The fire hall dispatcher told him to call the RCMP. Jason and Cheryl said police arrived within minutes.

After the police arrived and rang the doorbell the intruder, who was still in the house, tried to escape out the second-floor patio door and over the deck. The Messiers believed he landed on the roof of a plastic child playhouse they owned, which was damaged in the fall.

The police subsequently apprehended a suspect nearby.

"From people we have told, the number of people who refer to (our son) as a hero is astounding," said Jason.

The family has been living in the court for six years and this has changed their perspective on safety. From now on the second-floor patio door will be locked, said Jason. Still, they said they are keeping things in perspective.

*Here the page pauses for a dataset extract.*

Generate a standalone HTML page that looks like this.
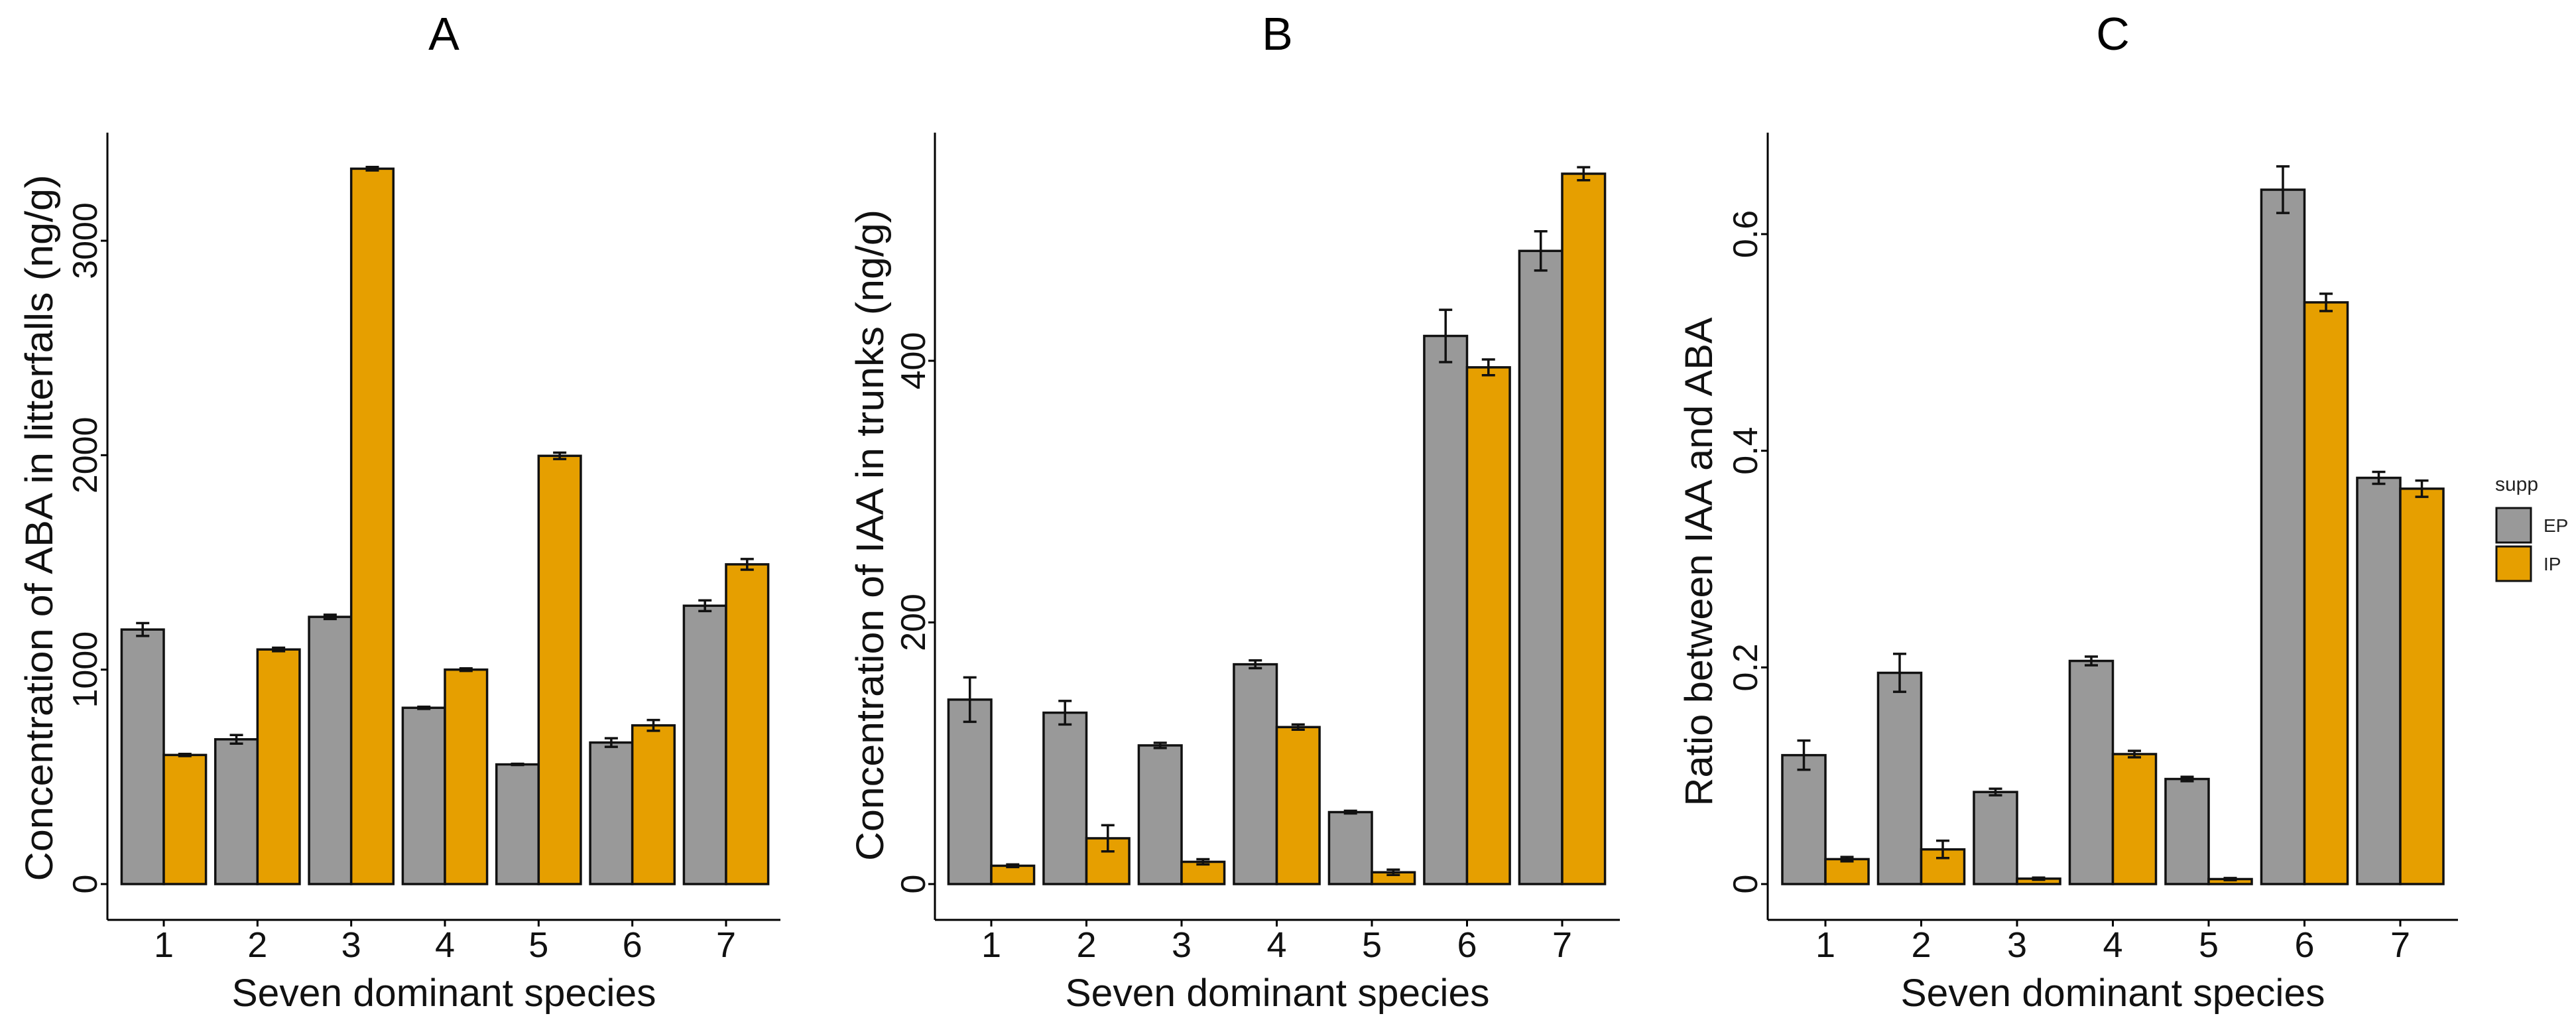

"It is very clear that this was an opportunistic thing and was somebody randomly trying to get in," said Jason, adding the area is generally safe and that incidents are extremely rare.

"It is unnerving but it is a sense of pride that our 12-year-old knew what to do and was calm and level-headed and didn't panic," she said. "The dispatcher actually told me that she had never talked to a 12-year-old who could keep it together so well. It was because he did what he did and got the RCMP here that things turned out the way they did and not worse."

The Messiers say police told them the suspect is a minor who will appear in court on July 28.

The RCMP couldn't provide information on the charges the suspect is facing when reached for comment yesterday.